Canucks Battle Injuries As Young Prospect Emerges With Unexpected Impact

With injuries mounting and top scorers faltering, the Canucks are leaning on emerging prospects to weather a tough start and spark a midseason turnaround.

The Vancouver Canucks are stepping into 2026 with a roster under pressure, a few bright spots in the pipeline, and a clear sense that this season is about more than just wins and losses. Injuries are piling up, goal-scoring has hit a wall, and yet - there are signs that the foundation is being built, even if it’s not always easy to see in the standings.

Let’s break down where things stand as the calendar flips and what it means for Vancouver moving forward.


Injuries Hit Hard: Rossi and Garland Sidelined

The Canucks’ depth is taking another hit. Marco Rossi and Conor Garland are both expected to miss at least a week, and while that may not seem like a long-term crisis, it’s a tough blow for a team already walking a tightrope with its forward group.

Rossi, who’s quietly put together a solid stretch with five goals and 15 points in 25 games split between Minnesota and Vancouver, is out with a lower-body injury. He missed practice and didn’t finish Tuesday’s loss to the Flyers. It’s a setback for a player who was starting to find his rhythm, and for a team that’s leaned on his two-way game in the middle six.

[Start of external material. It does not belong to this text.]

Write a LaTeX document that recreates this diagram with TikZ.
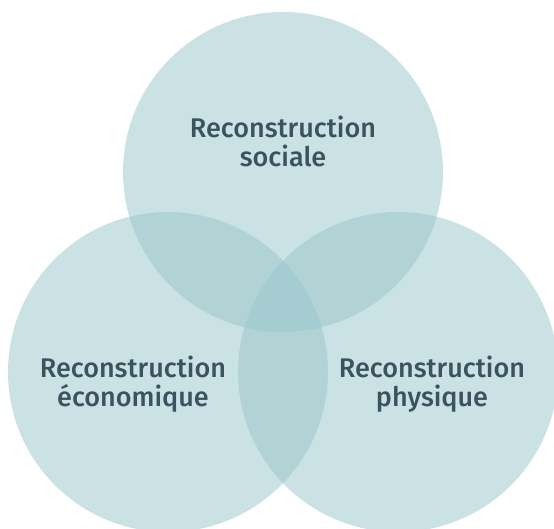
\documentclass[tikz,border=0pt]{standalone}
\usepackage{fontspec}
\setmainfont{Fira Sans}[UprightFont={* Medium}]
\usepackage{xcolor}
\usepackage{tikz}
\usetikzlibrary{positioning}
\definecolor{circfill}{RGB}{152,197,201}
\definecolor{labtext}{RGB}{59,83,94}
\tikzstyle{setcircle}=[circle, fill=circfill, fill opacity=0.5, minimum size=320pt, inner sep=0pt]
\tikzstyle{setlabel}=[text=labtext, align=center, font=\fontsize{27}{29}\selectfont]

\begin{document}
\begin{tikzpicture}[x=1pt,y=1pt]
\useasboundingbox (0,0) rectangle (554,529);
\node[setcircle] (soc) at (283,357) {};
\node[setcircle] (eco) at (168,157) {};
\node[setcircle] (phy) at (398,157) {};

\node[setlabel] (soclab) at (283,388) {Reconstruction\\sociale};
\node[setlabel] (ecolab) at (133,145) {Reconstruction\\économique};
\node[setlabel] (phylab) at (432,145) {Reconstruction\\physique};
\end{tikzpicture}
\end{document}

Garland’s injury - undisclosed, but sustained in the same game - is another gut punch. His numbers (seven goals, 22 points in 33 games) only tell part of the story.

Garland brings relentless puck pressure, tempo, and a motor that often drives possession in tough minutes. His absence leaves a noticeable void, particularly in the middle-six where his energy has been a difference-maker.

With both out, the Canucks are turning to youth. Aatu Räty is expected to step back into the lineup, giving Vancouver a younger look - and a reminder that development is still front and center this season. Nils Höglander will also re-enter, and while both players bring promise, they’ll be asked to fill some big shoes in the short term.


Brock Boeser: Battling Through the Slump

There’s no sugarcoating it - Brock Boeser is in a rough patch. The former 40-goal scorer has now gone 14 straight games without lighting the lamp, with just one assist and no power-play points since mid-November. For a player who’s been counted on to carry offensive weight, it’s a frustrating stretch.

But here’s where things get interesting: Boeser isn’t shying away from the grind. He’s been one of the first guys on the ice, getting in extra reps alongside Jake DeBrusk, Räty, and P-O Joseph.

That kind of response matters. Slumps don’t end because of what’s said in the locker room - they end because players keep showing up, keep putting in the work, and trust that the tide will turn.

This isn’t just about one player. Boeser’s situation is a microcosm of where the Canucks are as a whole.

The team can’t rely on past production or name recognition to carry them. It’s about effort, structure, and sticking with the process - especially when the results aren’t there yet.


Riley Patterson: A Glimpse Into the Future

While the NHL roster is battling through adversity, there’s some real excitement brewing in the pipeline. Riley Patterson, the 19-year-old center skating with the Niagara IceDogs in the OHL, was just named the league’s Player of the Month for December - and for good reason.

Patterson put up 19 points in 11 games during the month, leading the OHL in shot volume and climbing into the league’s top five in scoring. He’s on pace to blow past his previous career high of 62 points, and he’s doing it while handling full-time duties down the middle and winning over 50 percent of his faceoffs.

Drafted in the fourth round in 2024 and signed to a three-year entry-level deal this past September, Patterson is showing exactly the kind of growth you want to see from a mid-round pick. If his trajectory holds, he could be in Abbotsford as early as next season - and that’s the kind of internal development that can change a franchise’s outlook in a hurry.


What’s Next: Survive, Develop, and Stay Competitive

The Canucks are in the thick of a challenging stretch, and the blueprint is clear: hold the line through the injuries, get Boeser back on track, and keep the young players moving forward. Rossi and Garland’s short-term absences open the door for others to step up, and that’s the reality for a team still shaping its identity.

Boeser’s slump is a reminder that nothing comes easy in this league - especially not offense. But his commitment to the work is a sign that he’s not backing down. And while the NHL roster fights to stay competitive, prospects like Patterson offer a reason to believe the future is brighter than the present might suggest.

This season might not be about playoff pushes or highlight reels. It’s about stacking good minutes, building habits, and making sure the next wave is ready when their number is called. For Vancouver, the road ahead is about progress - and right now, that’s the win that matters most.